My head exploded a while ago. Perhaps not my head but my brain was all mushy after working every day of March and first week of April; an explanation—as good as any—for the post hiatus. Back to the post title.

It is not a mystery that for a while there have been some underlying unhappiness in the R world. Ross Ihaka and Duncan Temple Long have mused on starting over (PDF, 2008). Similar comments were voiced by Ihaka in Christian Robert’s blog (2010) and were probably at the root of the development of Incanter (based on Clojure). Vince Buffalo pointed out the growing pains of R but it was a realist on his post about Julia: one thing is having a cool base language but a different one is recreating R’s package ecosystem.

A quick look in R-bloggers will show several posts mentioning Julia, including A-listers (in the R world, forget Hollywood) like Douglas Bates (of nlme and lme4 fame). They are not alone, as many of us (myself included) are prone to suffer the ‘oh, new, shiny’ syndrome. We are always looking for that new car language smell, which promises to deliver c('consistency', 'elegance', 'maintainability', 'speed', ...); each of us is looking for a different mix and order of requirements.

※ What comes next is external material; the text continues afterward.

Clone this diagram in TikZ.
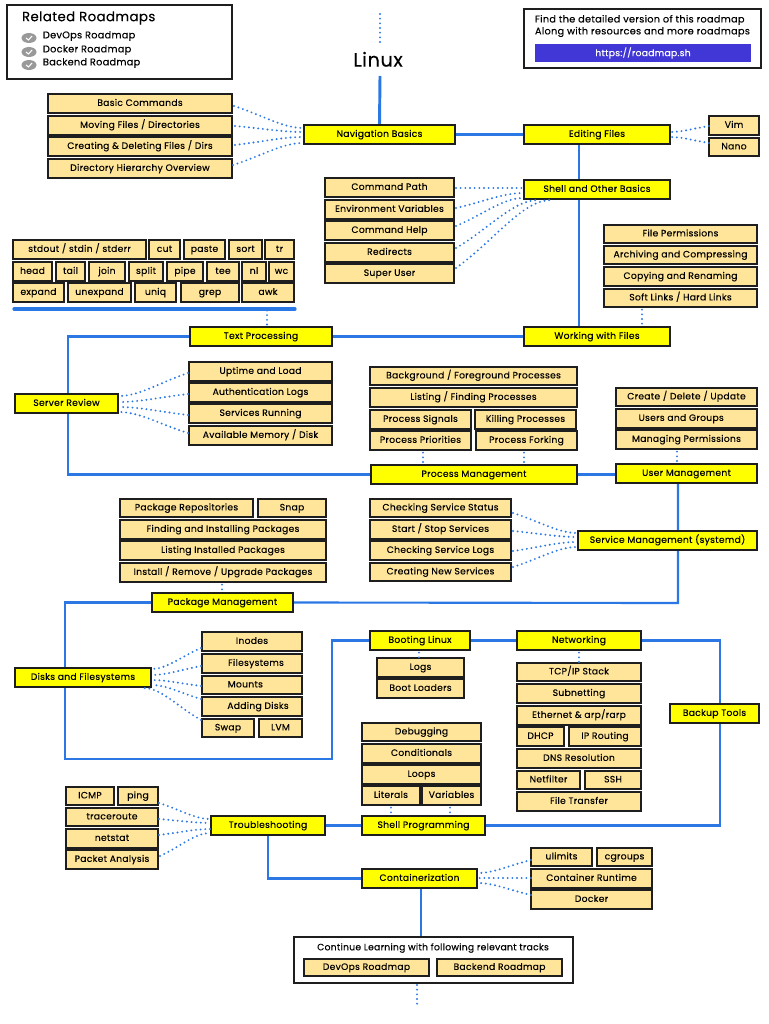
\documentclass[tikz,border=0pt]{standalone}
\usepackage{fontspec}
\setmainfont{Poppins}[FakeBold=0.25,LetterSpace=3]
\usetikzlibrary{calc,backgrounds}
\definecolor{lineblue}{HTML}{2B78E4}
\definecolor{subfill}{HTML}{FFE599}
\definecolor{hubfill}{HTML}{FFFF00}
\definecolor{edge}{HTML}{1E1E1E}
\definecolor{btn}{HTML}{4136D6}
\definecolor{chk}{HTML}{999999}
\tikzset{
  boxbase/.style={draw=edge,line width=1pt,inner sep=0pt,outer sep=0pt,align=center,font=\fontsize{6.9}{8}\selectfont,text height=5pt,text depth=1.4pt},
  sub/.style={boxbase,fill=subfill},
  hub/.style={boxbase,fill=hubfill},
  panel/.style={boxbase,fill=white},
  btnbox/.style={inner sep=0pt,outer sep=0pt,fill=btn,text=white,font=\fontsize{6.9}{8}\selectfont},
  plain/.style={inner sep=0pt,outer sep=0pt,font=\fontsize{7.3}{8}\selectfont},
  solid link/.style={draw=lineblue,line width=1.6pt},
  dot/.style={draw=lineblue,line width=1.6pt,line cap=round,dash pattern=on 0pt off 3.5pt},
}
\newcommand\bx[7][sub]{%
  \pgfmathsetmacro\cxv{(#3+#5)/2}\pgfmathsetmacro\cyv{(#4+#6)/2}%
  \node[#1,minimum width={(#5-#3)*0.75pt},minimum height={(#6-#4)*0.75pt}] (#2) at (\cxv,\cyv) {#7};}
\newcommand\fan[2]{%
  \coordinate (fa) at (#1);\coordinate (fb) at (#2);
  \coordinate (fc) at ($(fa)!.7!(fb)$);
  \draw[dot] (fa) .. controls ($(fa)!.4!(fb)$) and (fc |- fb) .. (fb);}
\newcommand\vd[3]{%
  \coordinate (vx) at (#1,0);
  \draw[dot] ([yshift=-2pt]vx |- #2.south) -- (vx |- #3.north);}
\begin{document}
\begin{tikzpicture}[x=0.75pt,y=-0.75pt]
\useasboundingbox (0,0) rectangle (768,1024);
% panels
\bx[panel]{rel}{7}{5}{232}{79}{}
\node[plain,anchor=west,font=\fontsize{10}{12}\selectfont] (relt) at (22,18) {Related Roadmaps};
\foreach \nm/\yy/\tx in {ra/36/DevOps Roadmap,rb/50/Docker Roadmap,rc/63/Backend Roadmap}{
  \node[plain,anchor=west] (\nm) at (43,\yy) {\tx};
  \fill[chk] (29,\yy+2) ellipse [x radius=7.5,y radius=5];
  \draw[white,line width=.8pt] (26,\yy+2) -- (28.5,\yy+4) -- (32,\yy);
}
\bx[panel]{find}{524}{9}{761}{68}{}
\node[plain,anchor=west] (fa1) at (535,20) {Find the detailed version of this roadmap};
\node[plain,anchor=west] (fa2) at (535,32) {Along with resources and more roadmaps};
\bx[btnbox]{site}{535}{44}{751}{62}{https://roadmap.sh}
\node[plain,font=\fontsize{14.5}{16}\selectfont,minimum height={31*0.75pt}] (linux) at (380,60.5) {\raisebox{1.9pt}{Linux}\kern3pt};
% hubs
\bx[hub]{nav}{304}{125}{455}{144}{Navigation Basics}
\bx[hub]{edit}{524}{125}{670}{144}{Editing Files}
\bx[hub]{shell}{524}{180}{670}{199}{Shell and Other Basics}
\bx[hub]{work}{524}{327}{670}{346}{Working with Files}
\bx[hub]{text}{190}{327}{332}{346}{Text Processing}
\bx[hub]{srv}{15}{394}{118}{413}{Server Review}
\bx[hub]{proc}{371}{465}{577}{484}{Process Management}
\bx[hub]{user}{616}{464}{757}{483}{User Management}
\bx[hub]{svc}{578}{531}{757}{550}{Service Management (systemd)}
\bx[hub]{pkg}{152}{593}{293}{612}{Package Management}
\bx[hub]{disk}{15}{668}{151}{687}{Disks and Filesystems}
\bx[hub]{boot}{370}{631}{470}{650}{Booting Linux}
\bx[hub]{net}{517}{631}{641}{650}{Networking}
\bx[hub]{bak}{670}{704}{759}{723}{Backup Tools}
\bx[hub]{prog}{362}{816}{485}{835}{Shell Programming}
\bx[hub]{trb}{211}{816}{325}{835}{Troubleshooting}
\bx[hub]{cont}{362}{869}{477}{888}{Containerization}
% subs
\bx{basic}{48}{94}{232}{113}{Basic Commands}
\bx{mov}{48}{116}{232}{135}{Moving Files / Directories}
\bx{crea}{48}{137}{232}{156}{Creating \& Deleting Files / Dirs}
\bx{dirh}{48}{159}{232}{178}{Directory Hierarchy Overview}
\bx{vim}{709}{116}{759}{135}{Vim}
\bx{nano}{709}{138}{759}{156}{Nano}
\bx{cpath}{325}{178}{454}{197}{Command Path}
\bx{envv}{325}{200}{454}{219}{Environment Variables}
\bx{chelp}{325}{221}{454}{240}{Command Help}
\bx{redi}{325}{243}{454}{262}{Redirects}
\bx{super}{325}{264}{454}{283}{Super User}
\bx{perm}{604}{225}{757}{243}{File Permissions}
\bx{arch}{604}{246}{757}{264}{Archiving and Compressing}
\bx{copy}{604}{267}{757}{286}{Copying and Renaming}
\bx{soft}{604}{289}{757}{307}{Soft Links / Hard Links}
\bx{stdo}{13}{240}{146}{259}{stdout / stdin / stderr}
\bx{cut}{149}{240}{180}{259}{cut}
\bx{paste}{184}{240}{225}{259}{paste}
\bx{sortb}{229}{240}{262}{259}{sort}
\bx{trb2}{265}{240}{294}{259}{tr}
\bx{head}{13}{262}{52}{281}{head}
\bx{tail}{56}{262}{85}{281}{tail}
\bx{join}{89}{262}{125}{281}{join}
\bx{split}{129}{262}{163}{281}{split}
\bx{pipeb}{167}{262}{203}{281}{pipe}
\bx{tee}{207}{262}{239}{281}{tee}
\bx{nl}{242}{262}{266}{281}{nl}
\bx{wc}{269}{262}{294}{281}{wc}
\bx{expa}{13}{283}{64}{302}{expand}
\bx{unex}{68}{283}{131}{302}{unexpand}
\bx{uniq}{135}{283}{176}{302}{uniq}
\bx{grep}{181}{283}{239}{302}{grep}
\bx{awk}{242}{283}{294}{302}{awk}
\bx{upt}{189}{362}{332}{381}{Uptime and Load}
\bx{auth}{189}{383}{332}{402}{Authentication Logs}
\bx{servr}{189}{404}{332}{423}{Services Running}
\bx{avail}{189}{426}{332}{445}{Available Memory / Disk}
\bx{bgfg}{370}{367}{577}{385}{Background / Foreground Processes}
\bx{listp}{370}{388}{577}{407}{Listing / Finding Processes}
\bx{sigs}{370}{410}{471}{429}{Process Signals}
\bx{kill}{475}{410}{576}{429}{Killing Processes}
\bx{prio}{370}{431}{471}{450}{Process Priorities}
\bx{fork}{476}{431}{577}{450}{Process Forking}
\bx{crud}{616}{388}{757}{406}{Create / Delete / Update}
\bx{ugrp}{616}{409}{757}{428}{Users and Groups\kern8pt}
\bx{mperm}{616}{430}{757}{449}{Managing Permissions}
\bx{sstat}{370}{499}{511}{517}{Checking Service Status}
\bx{sstop}{370}{520}{511}{539}{Start / Stop Services}
\bx{slogs}{370}{541}{511}{560}{Checking Service Logs}
\bx{snew}{370}{563}{511}{581}{Creating New Services}
\bx{repo}{120}{499}{253}{517}{Package Repositories}
\bx{snap}{258}{499}{326}{517}{Snap}
\bx{finst}{120}{520}{326}{539}{Finding and Installing Packages}
\bx{linst}{120}{541}{326}{560}{Listing Installed Packages}
\bx{irem}{120}{563}{326}{582}{Install / Remove / Upgrade Packages}
\bx{inod}{202}{632}{302}{651}{Inodes}
\bx{fsys}{202}{654}{302}{673}{\kern6pt Filesystems}
\bx{mnt}{202}{676}{302}{694}{Mounts\kern10pt}
\bx{addd}{202}{697}{302}{716}{\kern9pt Adding Disks}
\bx{swap}{202}{719}{254}{737}{Swap}
\bx{lvm}{259}{719}{302}{737}{LVM}
\bx{logs}{377}{658}{464}{677}{Logs}
\bx{bootl}{377}{679}{464}{698}{Boot Loaders}
\bx{tcp}{517}{663}{641}{681}{TCP/IP Stack}
\bx{subn}{517}{684}{641}{703}{Subnetting}
\bx{ethe}{517}{706}{641}{725}{Ethernet \& arp/rarp}
\bx{dhcp}{517}{727}{564}{746}{DHCP}
\bx{ipr}{569}{727}{641}{746}{IP Routing}
\bx{dns}{517}{749}{641}{768}{DNS Resolution}
\bx{nfil}{517}{771}{580}{789}{Netfilter}
\bx{ssh}{585}{771}{641}{789}{SSH}
\bx{ftra}{517}{792}{641}{811}{File Transfer}
\bx{debg}{362}{723}{481}{741}{Debugging}
\bx{cond}{362}{744}{481}{763}{Conditionals}
\bx{loop}{362}{765}{481}{784}{Loops}
\bx{lit}{362}{786}{420}{805}{Literals}
\bx{vars}{422}{786}{481}{805}{Variables}
\bx{icmp}{66}{787}{114}{805}{ICMP}
\bx{ping}{118}{787}{158}{805}{ping}
\bx{trac}{66}{808}{158}{826}{traceroute}
\bx{nets}{66}{829}{158}{848}{netstat}
\bx{pack}{66}{850}{158}{869}{Packet Analysis}
\bx{ulim}{531}{848}{592}{866}{ulimits}
\bx{cgrp}{597}{848}{652}{866}{cgroups}
\bx{crun}{531}{869}{652}{888}{Container Runtime}
\bx{dock}{531}{890}{652}{909}{Docker}
\bx[panel]{cont2}{294}{937}{573}{983}{}
\node[plain,font=\fontsize{6.9}{8}\selectfont] (cont2t) at (433,948) {Continue Learning with following relevant tracks};
\bx{devr}{304}{959}{429}{976}{DevOps Roadmap}
\bx{backr}{437}{959}{562}{976}{Backend Roadmap}
% connectors
\coordinate (t0) at (380,14);
\coordinate (c1) at (68,400);
\coordinate (j0) at (579,300);
\coordinate (j1) at (678,603);
\coordinate (c2) at (65,759);
\coordinate (c3) at (332,759);
\coordinate (c4) at (720,825.5);
\coordinate (c5) at (268,878.5);
\coordinate (j2) at (421,900);
\coordinate (bl) at (14,309);
\coordinate (br) at (295,309);
\coordinate (bm) at (267,310.5);
\coordinate (e0) at (417,1006);
\coordinate (e1) at (417,985);
\begin{pgfonlayer}{background}
\fill[white] (0,0) rectangle (768,1024);
\draw[solid link,line width=2.2pt] (linux.south) -- (nav.north);
\draw[solid link] (nav.east) -- (edit.west);
\draw[solid link,line width=2pt] (j0 |- edit.south) -- (j0 |- shell.north);
\draw[solid link,line width=2pt] (j0 |- shell.south) -- (j0 |- work.north);
\draw[solid link] (work.west) -- (text.east);
\draw[solid link] (text.west) -| (c1) |- (proc.west);
\draw[solid link] (proc.east) -- (user.west |- proc.east);
\draw[solid link] (j1 |- user.south) -- (j1) -- (pkg.east);
\draw[solid link] (pkg.west) -| (c2) -- (c3) |- (boot.west);
\draw[solid link] (boot.east) -- (net.west);
\draw[solid link] (net.east) -| (c4) -- (prog.east);
\draw[solid link] (prog.west) -- (trb.east);
\draw[solid link] (c5 |- trb.south) -- (c5) -- (cont.west);
\draw[solid link,line width=2pt] (j2 |- cont.south) -- (j2 |- cont2.north);
\draw[solid link,line width=2.4pt,line cap=round] (bl) -- (br);
\draw[dot] (t0) -- (linux.north);
\draw[dot] (bm) -- (bm |- text.north);
\draw[dot] (e1) -- (e0);
\end{pgfonlayer}
\fan{234,106}{303,128}
\fan{235,126}{303,132}
\fan{235,145}{303,137}
\fan{233,165}{303,143}
\fan{709,126}{671,132}
\fan{709,143}{671,137}
\fan{456,188}{523,188}
\fan{456,208}{523,193}
\fan{456,226}{523,198}
\fan{456,248}{538,200}
\fan{456,268}{551,200}
\fan{188,373}{119,396}
\fan{188,394}{119,402}
\fan{188,415}{119,407}
\fan{188,433}{119,412}
\fan{513,513}{577,533}
\fan{513,531}{577,537}
\fan{513,551}{577,542}
\fan{513,567}{577,547}
\fan{201,648}{152,669}
\fan{201,666}{152,675}
\fan{201,686}{152,680}
\fan{201,699}{152,685}
\fan{201,720}{144,688}
\fan{159,803}{210,819}
\fan{159,819}{210,823}
\fan{159,835}{210,829}
\fan{160,856}{210,833}
\fan{531,860}{478,873}
\fan{531,878}{478,878}
\fan{531,895}{478,883}
\vd{642}{soft}{work}
\vd{423}{prio}{proc}
\vd{524}{fork}{proc}
\vd{677}{mperm}{user}
\vd{222}{irem}{pkg}
\vd{419}{boot}{logs}
\vd{579}{net}{tcp}
\vd{391}{lit}{prog}
\vd{450}{vars}{prog}
\end{tikzpicture}
\end{document}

Personally, I do not find R particularly slow. Put another way, I tend to struggle with a particular family of problems (multivariate linear mixed models) that require heavy use of external libraries written in C or FORTRAN. Whatever language I use will call these libraries, so I may not stand to gain a lot from using insert shiny language name here. I doubt that one would gain much with parallelization in this class of problems (but I stand to be corrected). This does not mean that I would not consider a change.

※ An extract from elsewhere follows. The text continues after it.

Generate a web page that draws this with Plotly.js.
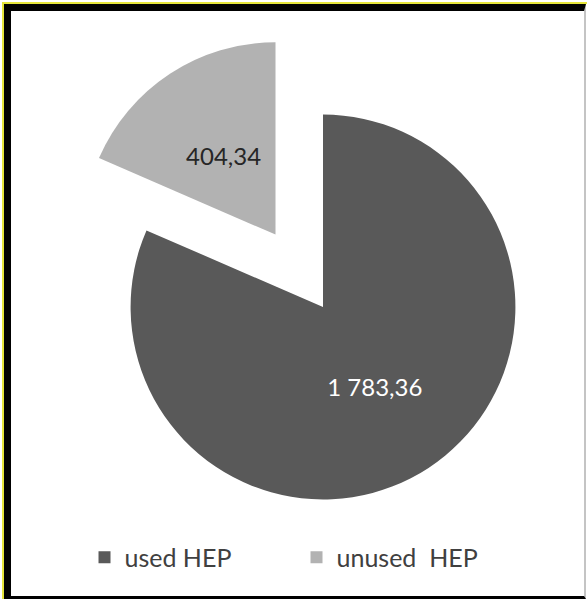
<!DOCTYPE html>
<html>
<head>
<meta charset="utf-8">
<script src="https://cdn.plot.ly/plotly-3.0.1.min.js"></script>
<style>
  html, body { margin: 0; padding: 0; background: #fff; overflow: hidden; }
  #wrap { position: relative; width: 587px; height: 599px; overflow: hidden; }
  #chart { position: absolute; left: 0; top: 0; width: 620px; height: 599px; }
  .frameY { position: absolute; left: 2px; top: 2px; width: 585px; height: 597px;
            box-sizing: border-box; border-left: 2px solid #e4e43a; border-top: 2px solid #e4e43a;
            pointer-events: none; }
  .frameB { position: absolute; left: 4px; top: 4px; width: 582px; height: 595px;
            box-sizing: border-box; border-left: 7px solid #000; border-top: 7px solid #000;
            border-bottom: 3px solid #000; border-right: 2px solid #c4c4c4; pointer-events: none; }
</style>
</head>
<body>
<div id="wrap">
  <div id="chart"></div>
  <div class="frameY"></div>
  <div class="frameB"></div>
</div>
<script>
// ---- data ----
const categories = ['used HEP', 'unused\u00a0 HEP'];
const values = [1783.36, 404.34];
const sliceColors = ['#595959', '#b2b2b2'];
const labelColors = ['#ffffff', '#262626'];
const pulls = [0, 0.45];
const labelPulls = [0, 0.312];

const FONT = 'Lato, "Open Sans", "DejaVu Sans", sans-serif';

const pieTrace = {
  type: 'pie',
  labels: categories,
  values: values,
  sort: false,
  direction: 'clockwise',
  rotation: 0,
  pull: pulls,
  marker: { colors: sliceColors, line: { width: 0 } },
  textinfo: 'none',
  hoverinfo: 'label+value',
  domain: { x: [0, 1], y: [0, 1] },
  showlegend: true
};

// transparent companion pie used only to place the value labels
const labelTrace = {
  type: 'pie',
  labels: categories,
  values: values,
  sort: false,
  direction: 'clockwise',
  rotation: 0,
  pull: labelPulls,
  marker: { colors: ['rgba(0,0,0,0)', 'rgba(0,0,0,0)'], line: { width: 0 } },
  textposition: 'inside',
  texttemplate: '%{value:,.2f}',
  insidetextfont: { family: FONT, size: 24, color: labelColors },
  hoverinfo: 'skip',
  domain: { x: [0.0555, 0.9445], y: [0.0555, 0.9445] },
  showlegend: false
};

const layout = {
  width: 620,
  height: 599,
  margin: { l: 44, r: 18, t: 28, b: 13 },
  paper_bgcolor: '#ffffff',
  plot_bgcolor: '#ffffff',
  separators: ', ',
  font: { family: FONT, size: 24, color: '#404040' },
  showlegend: true,
  legend: {
    orientation: 'h',
    x: 0.0726, xanchor: 'left',
    y: 0.051, yanchor: 'middle',
    font: { family: FONT, size: 25, color: '#404040' },
    entrywidth: 167,
    entrywidthmode: 'pixels',
    bgcolor: 'rgba(0,0,0,0)',
    traceorder: 'normal'
  }
};

Plotly.newPlot('chart', [pieTrace, labelTrace], layout, { displayModeBar: false, staticPlot: true });
</script>
</body>
</html>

Give me consistency + elegance and you start getting my attention. What do I mean? I have been reading a book on ‘Doing X with R’ so I can write a review about it. This involved looking at the book with newbie eyes and, presto!, R can be a real eyesore and the notation can drive you insane sometimes. At about the same time Vince Buffalo was posting his thoughts on Julia (early March) I wrote:

The success of some of Hadley Wickham’s packages got me thinking about underlying design issues in R that make functions so hard to master for users. Don’t get me wrong, I still think that R is great, but why are there so many problems to understand part of the core functionality? A quick web search will highlight that there is, for example, an incredible amount of confusion on how to use the apply family of functions. The management of dates and strings is also a sore point. I perfectly understand the need for, and even the desirability of, having new packages that extend the functionality of R. However, this is another kettle of fish; we are talking about making sane design choices so there is no need to repackage basic functionality to make it usable.

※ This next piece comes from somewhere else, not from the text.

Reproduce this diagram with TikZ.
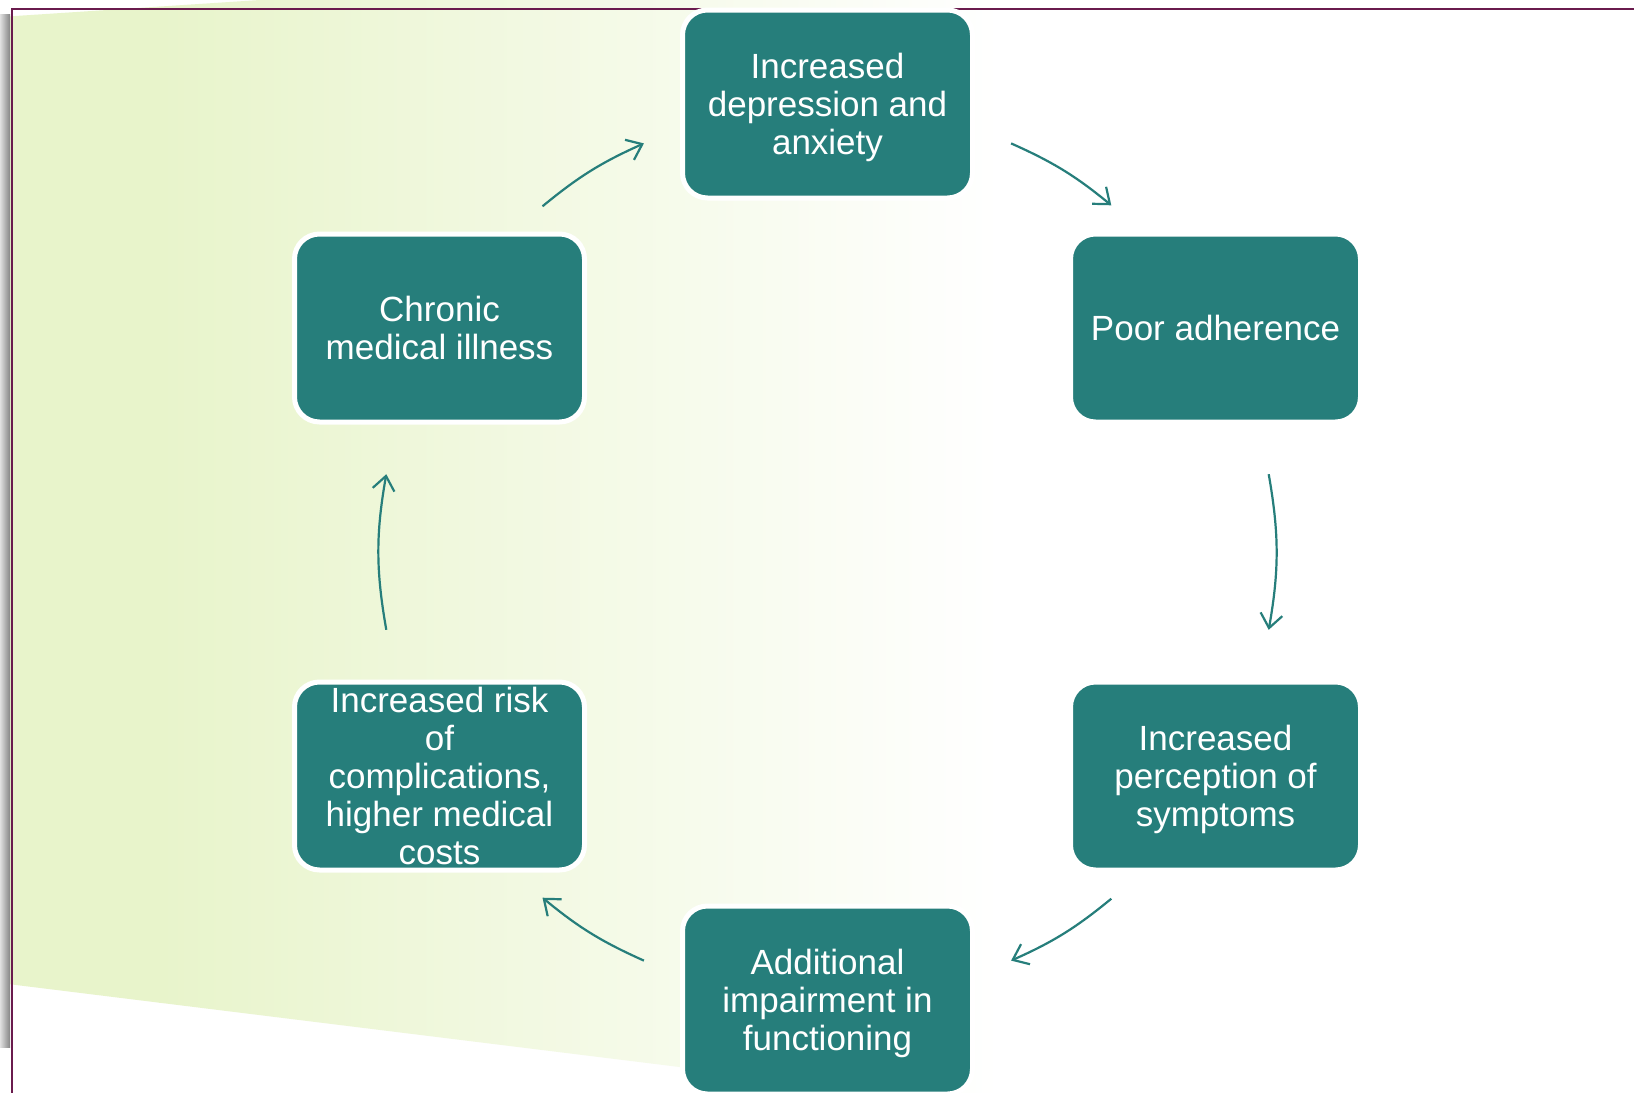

May be the question is not as dramatic as Do we need a new, shiny language? but Can we get rid of the cruft that R has accumulated over the years? Can we make the language more consistent, easier to learn, write and maintain?

Gratuitous picture: cabbage trees or mushy brain? (Photo: Luis).

Some may argue that one could get away with implementing the 20% of the functionality that’s used by 80% of the users. Joel Spolsky already discussed the failure of this approach in 2001.